Selain flu burung dan virus nipah, Anda pasti familier dengan beberapa penyakit tersebut. Misalnya saja HIV, sindrom pernapasan akut (SARS), sindrom pernapasan timur tengah-koronavirus (MERS-CoV), ebola, dan marburg.
Ada tiga faktor yang memengaruhi persebaran zoonosis dari satwa liar. Pertama, keanekaragaman mikroba satwa liar dalam suatu wilayah tertentu; kedua, perubahan lingkungan; dan ketiga, frekuensi interaksi antara hewan dan manusia. Jika salah satu faktor ini terganggu, dipastikan zoonosis pun menyebar.
Keanekaragaman hayati yang dimiliki suatu wilayah tak akan menjadi ancaman apabila ekosistemnya terjaga. Perubahan demografi dan perubahan ruang hidup seperti penggundulan hutan menjadi penyebab meningkatnya kontak antara satwa liar dan manusia.

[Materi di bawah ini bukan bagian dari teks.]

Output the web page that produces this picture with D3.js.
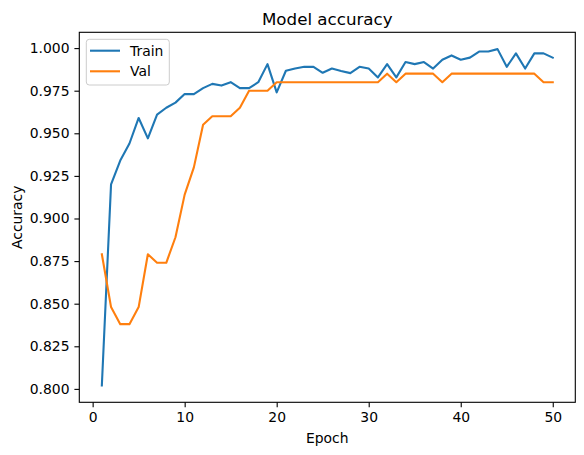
<!DOCTYPE html>
<html>
  <head>
    <script type="text/javascript" src="https://cdn.jsdelivr.net/npm/d3@7/dist/d3.min.js"></script>
    <style>
      body { margin: 0; background: #fff; }
      text { font-family: "DejaVu Sans", sans-serif; fill: #000; }
    </style>
  </head>
  <body>
  <script type='text/javascript'>

    // data
    var epochs = [1,2,3,4,5,6,7,8,9,10,11,12,13,14,15,16,17,18,19,20,
                  21,22,23,24,25,26,27,28,29,30,31,32,33,34,35,36,37,38,39,40,
                  41,42,43,44,45,46,47,48,49,50];
    var train = [0.802,0.920,0.934,0.944,0.959,0.947,0.961,0.965,0.968,0.973,
                 0.973,0.9765,0.979,0.978,0.980,0.9765,0.9765,0.980,0.9906,0.974,
                 0.9867,0.988,0.989,0.989,0.9855,0.988,0.9865,0.9853,0.989,0.988,
                 0.9828,0.9906,0.9828,0.9918,0.9906,0.9918,0.988,0.9932,0.9957,0.9932,
                 0.9944,0.998,0.998,0.9994,0.989,0.9969,0.988,0.9969,0.9969,0.9944];
    var val = [0.879,0.848,0.838,0.838,0.848,0.879,0.874,0.874,0.889,0.914,
               0.930,0.955,0.960,0.960,0.960,0.965,0.975,0.975,0.975,0.980,
               0.980,0.980,0.980,0.980,0.980,0.980,0.980,0.980,0.980,0.980,
               0.980,0.985,0.980,0.985,0.985,0.985,0.985,0.980,0.985,0.985,
               0.985,0.985,0.985,0.985,0.985,0.985,0.985,0.985,0.980,0.980];
    var seriesNames = ["Train", "Val"];
    var xTicks = [0, 10, 20, 30, 40, 50];
    var yTicks = [0.800, 0.825, 0.850, 0.875, 0.900, 0.925, 0.950, 0.975, 1.000];

    var W = 584, H = 455;
    var LEFT = 79.3, RIGHT = 575.3, TOP = 32.3, BOTTOM = 402.3;
    var COLORS = ["#1f77b4", "#ff7f0e"];

    var svg = d3.select("body").append("svg")
        .attr("width", W)
        .attr("height", H);

    // matplotlib style 5% margins
    var xmin = d3.min(epochs), xmax = d3.max(epochs);
    var xpad = (xmax - xmin) * 0.05;
    var ymin = d3.min(train.concat(val)), ymax = d3.max(train.concat(val));
    var ypad = (ymax - ymin) * 0.05;

    var x = d3.scaleLinear().domain([xmin - xpad, xmax + xpad]).range([LEFT, RIGHT]);
    var y = d3.scaleLinear().domain([ymin - ypad, ymax + ypad]).range([BOTTOM, TOP]);

    // axes
    var xAxis = d3.axisBottom(x).tickValues(xTicks).tickSize(4.9).tickPadding(4.9);
    var yAxis = d3.axisLeft(y).tickValues(yTicks).tickSize(4.9).tickPadding(4.9)
        .tickFormat(d3.format(".3f"));

    var gx = svg.append("g").attr("transform", "translate(0," + BOTTOM + ")").call(xAxis);
    var gy = svg.append("g").attr("transform", "translate(" + LEFT + ",0)").call(yAxis);
    [gx, gy].forEach(function(g){
      g.select(".domain").remove();
      g.selectAll(".tick line").attr("stroke", "#000").attr("stroke-width", 1.1);
      g.selectAll(".tick text").style("font-size", "13.9px").attr("fill", "#000");
    });

    // lines
    var line = d3.line()
        .x(function(d, i){ return x(epochs[i]); })
        .y(function(d){ return y(d); });

    [train, val].forEach(function(s, k){
      svg.append("path")
          .datum(s)
          .attr("d", line)
          .attr("fill", "none")
          .attr("stroke", COLORS[k])
          .attr("stroke-width", 2.1)
          .attr("stroke-linejoin", "round")
          .attr("stroke-linecap", "square");
    });

    // frame
    svg.append("rect")
        .attr("x", LEFT).attr("y", TOP)
        .attr("width", RIGHT - LEFT).attr("height", BOTTOM - TOP)
        .attr("fill", "none").attr("stroke", "#000").attr("stroke-width", 1.1);

    // legend
    var leg = svg.append("g");
    leg.append("rect")
        .attr("x", 86.3).attr("y", 39.3)
        .attr("width", 83).attr("height", 45.7)
        .attr("rx", 3).attr("ry", 3)
        .attr("fill", "#fff").attr("fill-opacity", 0.8)
        .attr("stroke", "#cccccc").attr("stroke-width", 1);
    seriesNames.forEach(function(n, k){
      var ly = 50.7 + k * 20.6;
      leg.append("line")
          .attr("x1", 90).attr("x2", 120)
          .attr("y1", ly).attr("y2", ly)
          .attr("stroke", COLORS[k]).attr("stroke-width", 2.1);
      leg.append("text")
          .attr("x", 130).attr("y", ly + 5)
          .style("font-size", "13.9px")
          .text(n);
    });

    // titles
    svg.append("text")
        .attr("x", (LEFT + RIGHT) / 2).attr("y", 25)
        .attr("text-anchor", "middle")
        .style("font-size", "16.7px")
        .text("Model accuracy");

    svg.append("text")
        .attr("x", (LEFT + RIGHT) / 2).attr("y", 442.5)
        .attr("text-anchor", "middle")
        .style("font-size", "13.9px")
        .text("Epoch");

    svg.append("text")
        .attr("transform", "translate(21.5," + (TOP + BOTTOM) / 2 + ") rotate(-90)")
        .attr("text-anchor", "middle")
        .style("font-size", "13.9px")
        .text("Accuracy");

  </script>
  </body>
</html>
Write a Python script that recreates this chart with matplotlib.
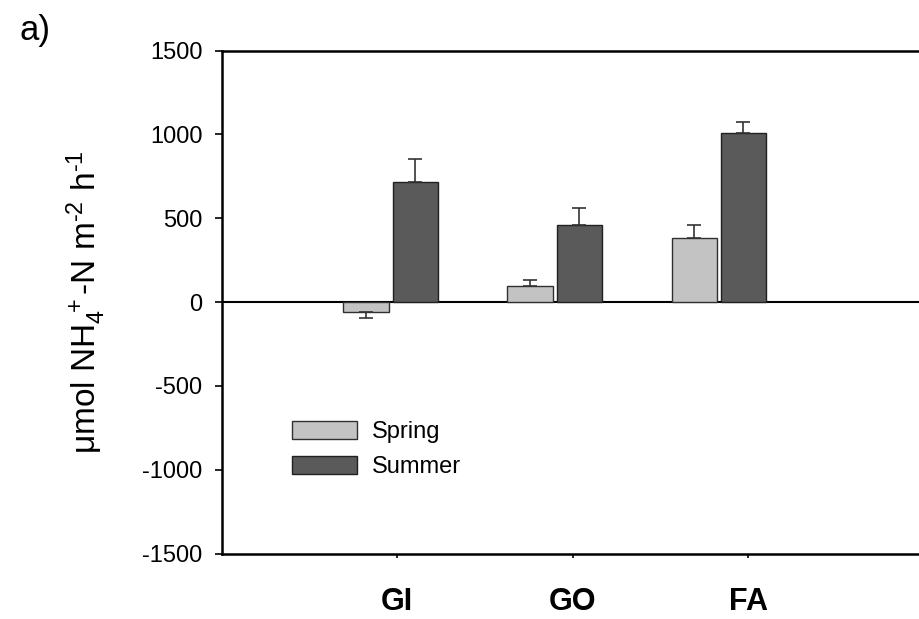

“Semakin dekat jarak manusia dan hutan, semakin rentan pula zoonosis disebarkan,” ujar Farida.
Pusat Pengendalian dan Pencegahan Penyakit Amerika Serikat mencontohkan kondisi penyebaran zoonosis di Kamerun. Pola buruk pengelolaan lahan memacu perubahan lingkungan dan penularan penyakit baru.
Kamerun memiliki laju deforestasi tinggi, sekitar 800-1.000 kilometer persegi tutupan hutan per tahun hilang, digantikan perluasan jalan dan pertumbuhan permukiman. Kondisi ini mendorong sejumlah penyakit zoonosis, termasuk virus HIV/AIDS, ebola, marburg, dan monkeypox alias virus cacar monyet—virus dari primata.
Sementara risiko penyakit zoonosis yang muncul dari perburuan juga meningkatkan transmisi hewan ke manusia. Selain mendekatkan jarak zoonosis, kegiatan berburu memungkinkan kontak langsung dengan cairan tubuh hewan yang membawa ragam penyakit zoonosis.
Misalnya pada kejadian penyebaran virus ebola dan koronavirus di Afrika dan Asia karena meningkatnya kontak antara kelelawar saat perburuan. Aktivitas berburu juga merusak rantai makanan dalam suatu ekosistem.
Hilangnya karnivora penyantap hewan pengerat bisa membuat agen penyebar penyakit seperti leptospirosis (virus melalui air seni hewan yang terinfeksi), salmonelosis (karena makanan atau air yang terkontaminasi), demam gigitan tikus (rat bite fever), penyakit pes atau sampar, dan sindrom paru hantavirus (virus yang dibawa hewan pengerat yang bisa menyebabkan penyakit serius).
Belakangan, guna mengatasi zoonosis, gerakan global yang dipandu Badan Kesehatan Dunia (WHO) mengenalkan apa yang disebut konsep "one health" alias kesehatan holistik. Konsep ini semakin relevan bagi masyarakat Indonesia karena negara ini termasuk di kawasan Asia Tenggara yang dianggap endemik terbesar munculnya jenis penyakit infeksi baru.
Melalui konsep ini, penyakit infeksi dari zoonosis dapat diatasi secara intensif dan lebih awal. Seorang pakar zoonosis mengatakan bahwa konsep "one health" memerlukan pendidikan dan pelatihan dari pelbagai disiplin ilmu, meliputi dokter, dokter hewan, ahli gizi, perawat, ahli ekologi, dan ilmuwan sosial.
Jika selama ini zoonosis hanya ditanggulangi terpisah dan berfokus pada penanganan manusia, pendekatan "one health" adalah melihat kesehatan secara holistik. Tujuannya, menempatkan problem kesehatan hewan, manusia, dan lingkungan secara utuh.